▸ Aim
Reproduce exactly only the lines from the line that holds "Rebuild this chart" to the line that holds "napr = [162.2, 162.2, 162.2, 165.0, 169.8, 174.2, 181.5]", inclusive, in the listing below, and please leave out every picture.

___ Given records ___

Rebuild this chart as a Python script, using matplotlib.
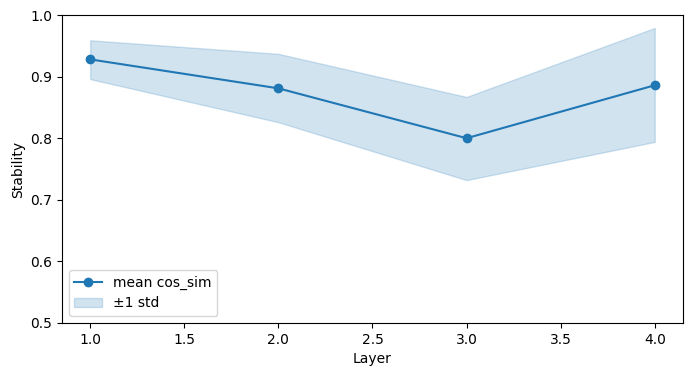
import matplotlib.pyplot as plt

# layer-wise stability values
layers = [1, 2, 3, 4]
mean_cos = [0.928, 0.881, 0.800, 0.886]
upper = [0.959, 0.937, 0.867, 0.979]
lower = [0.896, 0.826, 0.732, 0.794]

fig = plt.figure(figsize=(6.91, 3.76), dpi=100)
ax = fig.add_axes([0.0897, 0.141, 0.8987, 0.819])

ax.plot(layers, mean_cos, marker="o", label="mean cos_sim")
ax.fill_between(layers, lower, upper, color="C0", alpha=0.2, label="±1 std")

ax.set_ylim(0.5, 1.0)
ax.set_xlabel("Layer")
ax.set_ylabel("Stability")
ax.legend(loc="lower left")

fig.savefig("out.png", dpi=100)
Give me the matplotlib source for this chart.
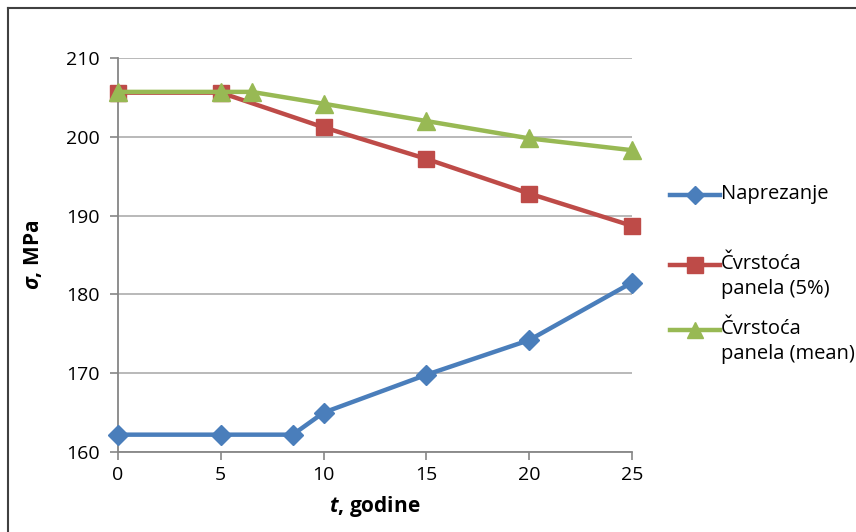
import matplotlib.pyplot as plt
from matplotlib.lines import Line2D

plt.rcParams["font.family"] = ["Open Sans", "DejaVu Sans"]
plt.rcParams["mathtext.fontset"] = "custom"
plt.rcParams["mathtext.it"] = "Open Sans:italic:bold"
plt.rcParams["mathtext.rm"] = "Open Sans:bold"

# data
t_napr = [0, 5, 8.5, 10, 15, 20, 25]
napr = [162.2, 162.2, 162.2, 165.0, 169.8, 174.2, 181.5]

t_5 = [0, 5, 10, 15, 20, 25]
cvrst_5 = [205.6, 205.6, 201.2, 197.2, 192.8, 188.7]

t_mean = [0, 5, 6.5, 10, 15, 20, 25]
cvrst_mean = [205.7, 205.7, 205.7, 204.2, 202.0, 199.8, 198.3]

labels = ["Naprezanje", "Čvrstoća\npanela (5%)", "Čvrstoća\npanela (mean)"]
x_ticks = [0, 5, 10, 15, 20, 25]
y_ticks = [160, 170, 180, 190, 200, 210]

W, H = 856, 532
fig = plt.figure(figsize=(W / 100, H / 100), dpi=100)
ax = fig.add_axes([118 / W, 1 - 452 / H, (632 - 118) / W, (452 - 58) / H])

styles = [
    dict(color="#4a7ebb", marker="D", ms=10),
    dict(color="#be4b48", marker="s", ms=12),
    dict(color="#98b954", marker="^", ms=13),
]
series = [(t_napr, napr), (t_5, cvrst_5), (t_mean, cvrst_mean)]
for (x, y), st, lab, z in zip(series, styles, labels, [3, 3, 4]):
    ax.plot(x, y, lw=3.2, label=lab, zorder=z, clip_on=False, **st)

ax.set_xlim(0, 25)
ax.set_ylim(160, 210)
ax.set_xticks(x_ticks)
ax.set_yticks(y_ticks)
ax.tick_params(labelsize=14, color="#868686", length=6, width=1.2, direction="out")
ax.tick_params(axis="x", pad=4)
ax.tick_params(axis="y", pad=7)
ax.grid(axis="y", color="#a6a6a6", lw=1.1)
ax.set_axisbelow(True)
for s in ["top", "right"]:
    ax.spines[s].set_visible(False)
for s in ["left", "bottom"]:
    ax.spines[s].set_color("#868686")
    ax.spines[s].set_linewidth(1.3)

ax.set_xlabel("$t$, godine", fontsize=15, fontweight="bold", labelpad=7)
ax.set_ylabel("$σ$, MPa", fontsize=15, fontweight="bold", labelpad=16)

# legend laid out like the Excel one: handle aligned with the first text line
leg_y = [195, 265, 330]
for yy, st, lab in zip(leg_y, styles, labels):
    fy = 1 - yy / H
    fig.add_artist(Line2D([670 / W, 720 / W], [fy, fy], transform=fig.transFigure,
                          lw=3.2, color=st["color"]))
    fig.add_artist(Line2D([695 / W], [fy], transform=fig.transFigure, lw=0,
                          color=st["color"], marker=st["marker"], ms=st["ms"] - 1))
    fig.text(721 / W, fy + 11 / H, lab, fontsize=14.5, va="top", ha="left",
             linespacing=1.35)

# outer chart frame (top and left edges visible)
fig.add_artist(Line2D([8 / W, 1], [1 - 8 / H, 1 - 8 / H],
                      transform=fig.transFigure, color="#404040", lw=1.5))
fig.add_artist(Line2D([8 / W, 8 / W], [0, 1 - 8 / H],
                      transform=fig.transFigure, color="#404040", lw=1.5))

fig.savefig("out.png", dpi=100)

___
___ Given records ___

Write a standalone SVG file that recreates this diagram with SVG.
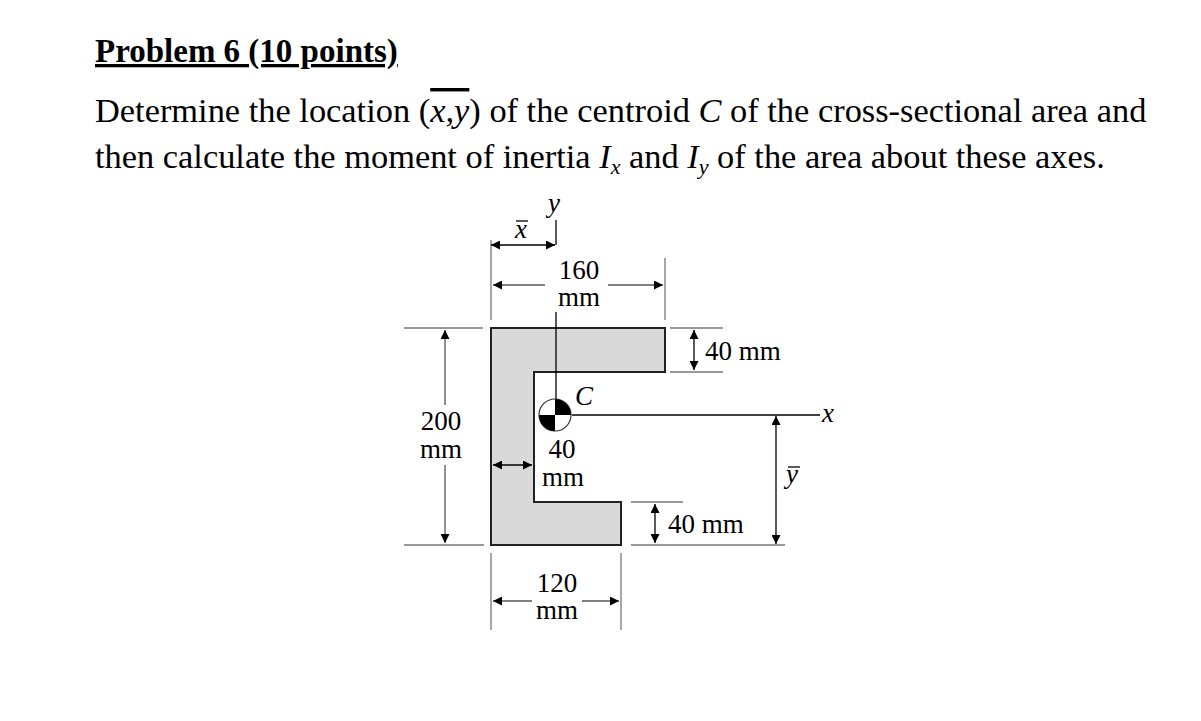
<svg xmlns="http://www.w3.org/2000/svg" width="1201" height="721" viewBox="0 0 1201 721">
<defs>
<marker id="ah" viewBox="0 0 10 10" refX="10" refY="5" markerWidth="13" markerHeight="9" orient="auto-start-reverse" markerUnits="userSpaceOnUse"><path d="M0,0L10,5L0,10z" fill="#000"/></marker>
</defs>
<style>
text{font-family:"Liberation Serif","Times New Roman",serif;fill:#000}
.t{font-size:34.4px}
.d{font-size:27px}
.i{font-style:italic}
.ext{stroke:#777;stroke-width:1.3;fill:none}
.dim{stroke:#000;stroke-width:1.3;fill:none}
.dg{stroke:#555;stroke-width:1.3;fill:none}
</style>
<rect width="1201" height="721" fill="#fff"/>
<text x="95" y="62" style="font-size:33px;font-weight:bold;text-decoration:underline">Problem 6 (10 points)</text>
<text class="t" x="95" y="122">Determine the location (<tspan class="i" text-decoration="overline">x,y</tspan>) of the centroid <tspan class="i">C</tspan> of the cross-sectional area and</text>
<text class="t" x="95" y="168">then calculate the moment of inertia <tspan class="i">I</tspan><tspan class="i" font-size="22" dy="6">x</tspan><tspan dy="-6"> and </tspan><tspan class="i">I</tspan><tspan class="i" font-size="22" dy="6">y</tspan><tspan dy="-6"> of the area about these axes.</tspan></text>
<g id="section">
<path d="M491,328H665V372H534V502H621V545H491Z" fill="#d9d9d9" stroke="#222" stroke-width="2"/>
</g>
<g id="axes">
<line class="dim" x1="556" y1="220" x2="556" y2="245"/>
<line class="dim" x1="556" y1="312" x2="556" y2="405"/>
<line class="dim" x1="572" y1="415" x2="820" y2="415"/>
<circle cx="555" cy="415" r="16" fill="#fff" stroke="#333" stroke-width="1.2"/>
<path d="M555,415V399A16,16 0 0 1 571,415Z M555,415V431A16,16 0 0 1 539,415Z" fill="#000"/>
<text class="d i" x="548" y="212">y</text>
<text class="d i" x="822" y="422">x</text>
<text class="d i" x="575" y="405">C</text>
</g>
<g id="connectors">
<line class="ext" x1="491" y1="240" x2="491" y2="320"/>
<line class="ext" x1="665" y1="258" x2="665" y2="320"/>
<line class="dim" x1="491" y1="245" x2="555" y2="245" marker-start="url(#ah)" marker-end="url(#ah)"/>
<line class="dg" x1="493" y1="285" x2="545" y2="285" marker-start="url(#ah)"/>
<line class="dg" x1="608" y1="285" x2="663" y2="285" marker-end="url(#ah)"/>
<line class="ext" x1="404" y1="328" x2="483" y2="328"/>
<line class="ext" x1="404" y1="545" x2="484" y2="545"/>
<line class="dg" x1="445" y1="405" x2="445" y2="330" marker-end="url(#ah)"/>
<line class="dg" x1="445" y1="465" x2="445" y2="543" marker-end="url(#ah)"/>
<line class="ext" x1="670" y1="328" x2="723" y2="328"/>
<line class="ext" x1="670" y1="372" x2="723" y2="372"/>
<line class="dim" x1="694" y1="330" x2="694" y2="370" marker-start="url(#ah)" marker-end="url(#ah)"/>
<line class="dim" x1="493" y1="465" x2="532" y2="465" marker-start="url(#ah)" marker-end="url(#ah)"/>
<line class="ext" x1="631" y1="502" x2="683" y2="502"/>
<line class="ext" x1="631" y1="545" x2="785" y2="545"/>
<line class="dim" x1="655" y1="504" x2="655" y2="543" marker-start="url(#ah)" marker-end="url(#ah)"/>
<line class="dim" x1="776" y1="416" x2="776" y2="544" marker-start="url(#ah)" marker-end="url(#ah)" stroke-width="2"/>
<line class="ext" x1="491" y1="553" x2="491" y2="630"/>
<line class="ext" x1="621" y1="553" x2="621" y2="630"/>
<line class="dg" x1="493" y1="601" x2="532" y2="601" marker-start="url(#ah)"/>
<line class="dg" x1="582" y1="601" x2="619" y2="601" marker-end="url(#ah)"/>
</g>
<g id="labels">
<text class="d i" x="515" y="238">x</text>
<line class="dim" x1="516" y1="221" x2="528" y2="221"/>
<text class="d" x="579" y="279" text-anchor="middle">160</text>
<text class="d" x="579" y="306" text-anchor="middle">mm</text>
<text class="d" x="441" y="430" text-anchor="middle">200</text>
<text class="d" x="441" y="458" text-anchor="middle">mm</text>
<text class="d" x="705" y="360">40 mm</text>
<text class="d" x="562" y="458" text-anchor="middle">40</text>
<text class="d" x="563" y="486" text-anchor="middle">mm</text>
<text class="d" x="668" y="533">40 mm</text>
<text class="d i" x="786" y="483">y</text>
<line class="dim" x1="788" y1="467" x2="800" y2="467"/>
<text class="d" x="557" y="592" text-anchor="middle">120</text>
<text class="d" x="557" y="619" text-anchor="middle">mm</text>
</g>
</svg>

___
___ Given records ___

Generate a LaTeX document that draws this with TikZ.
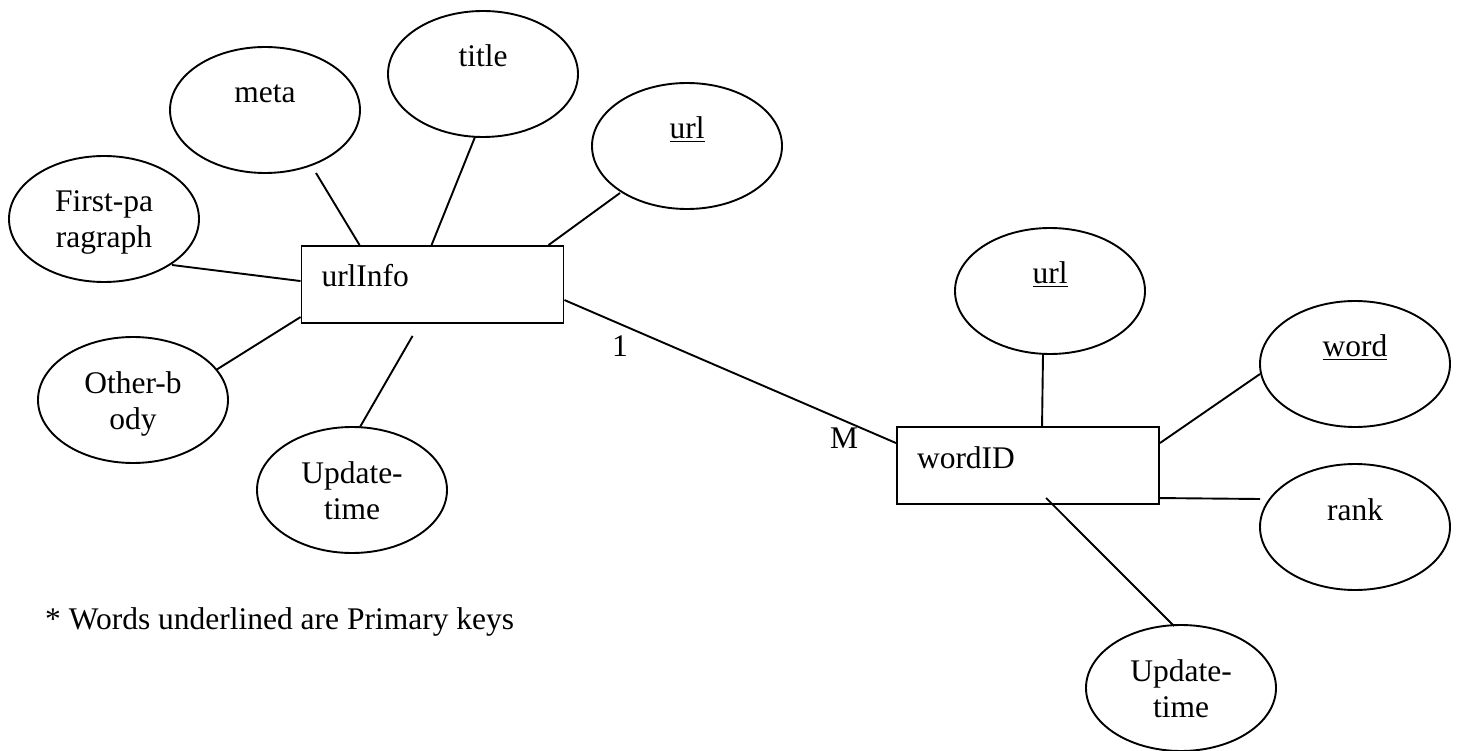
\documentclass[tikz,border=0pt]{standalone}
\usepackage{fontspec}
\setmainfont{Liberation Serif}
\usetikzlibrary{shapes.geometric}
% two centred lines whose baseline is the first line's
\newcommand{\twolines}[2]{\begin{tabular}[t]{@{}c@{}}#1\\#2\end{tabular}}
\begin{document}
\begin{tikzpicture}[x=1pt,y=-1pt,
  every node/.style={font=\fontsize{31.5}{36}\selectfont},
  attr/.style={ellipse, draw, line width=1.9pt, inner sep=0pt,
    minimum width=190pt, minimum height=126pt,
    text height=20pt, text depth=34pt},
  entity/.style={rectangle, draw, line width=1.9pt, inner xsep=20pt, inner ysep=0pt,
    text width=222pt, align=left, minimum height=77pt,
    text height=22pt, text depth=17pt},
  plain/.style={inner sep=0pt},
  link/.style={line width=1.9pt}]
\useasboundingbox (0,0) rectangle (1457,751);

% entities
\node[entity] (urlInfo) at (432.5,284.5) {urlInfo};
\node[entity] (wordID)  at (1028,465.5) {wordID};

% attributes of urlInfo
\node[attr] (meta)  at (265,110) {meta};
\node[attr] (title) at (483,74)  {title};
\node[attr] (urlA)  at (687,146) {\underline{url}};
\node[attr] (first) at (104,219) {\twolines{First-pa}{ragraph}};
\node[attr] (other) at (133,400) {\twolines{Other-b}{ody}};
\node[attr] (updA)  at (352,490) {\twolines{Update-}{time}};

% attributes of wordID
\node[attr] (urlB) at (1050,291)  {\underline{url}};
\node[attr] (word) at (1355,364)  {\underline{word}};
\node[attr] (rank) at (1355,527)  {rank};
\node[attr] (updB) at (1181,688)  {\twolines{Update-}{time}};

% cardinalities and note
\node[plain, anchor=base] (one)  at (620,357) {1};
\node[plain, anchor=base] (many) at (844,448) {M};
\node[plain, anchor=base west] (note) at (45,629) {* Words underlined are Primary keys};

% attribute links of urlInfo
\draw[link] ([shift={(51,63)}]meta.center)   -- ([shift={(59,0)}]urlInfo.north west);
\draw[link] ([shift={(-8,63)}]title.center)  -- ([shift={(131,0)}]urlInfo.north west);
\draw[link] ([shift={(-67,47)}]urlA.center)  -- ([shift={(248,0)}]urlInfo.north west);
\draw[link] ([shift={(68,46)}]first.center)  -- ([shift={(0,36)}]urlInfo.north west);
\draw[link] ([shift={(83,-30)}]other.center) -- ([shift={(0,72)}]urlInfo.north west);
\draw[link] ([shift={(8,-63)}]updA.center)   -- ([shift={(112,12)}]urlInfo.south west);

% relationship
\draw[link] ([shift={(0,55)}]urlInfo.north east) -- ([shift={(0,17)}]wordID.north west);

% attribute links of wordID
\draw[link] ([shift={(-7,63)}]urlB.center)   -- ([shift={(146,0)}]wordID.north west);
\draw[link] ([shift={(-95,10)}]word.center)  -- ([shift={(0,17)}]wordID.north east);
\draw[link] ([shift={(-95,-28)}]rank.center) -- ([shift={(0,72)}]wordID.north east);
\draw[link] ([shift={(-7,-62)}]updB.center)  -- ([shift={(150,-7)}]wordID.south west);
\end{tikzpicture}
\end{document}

___

▸ Exercise result
Rebuild this chart as a Python script, using matplotlib.
import matplotlib.pyplot as plt

# layer-wise stability values
layers = [1, 2, 3, 4]
mean_cos = [0.928, 0.881, 0.800, 0.886]
upper = [0.959, 0.937, 0.867, 0.979]
lower = [0.896, 0.826, 0.732, 0.794]

fig = plt.figure(figsize=(6.91, 3.76), dpi=100)
ax = fig.add_axes([0.0897, 0.141, 0.8987, 0.819])

ax.plot(layers, mean_cos, marker="o", label="mean cos_sim")
ax.fill_between(layers, lower, upper, color="C0", alpha=0.2, label="±1 std")

ax.set_ylim(0.5, 1.0)
ax.set_xlabel("Layer")
ax.set_ylabel("Stability")
ax.legend(loc="lower left")

fig.savefig("out.png", dpi=100)
Give me the matplotlib source for this chart.
import matplotlib.pyplot as plt
from matplotlib.lines import Line2D

plt.rcParams["font.family"] = ["Open Sans", "DejaVu Sans"]
plt.rcParams["mathtext.fontset"] = "custom"
plt.rcParams["mathtext.it"] = "Open Sans:italic:bold"
plt.rcParams["mathtext.rm"] = "Open Sans:bold"

# data
t_napr = [0, 5, 8.5, 10, 15, 20, 25]
napr = [162.2, 162.2, 162.2, 165.0, 169.8, 174.2, 181.5]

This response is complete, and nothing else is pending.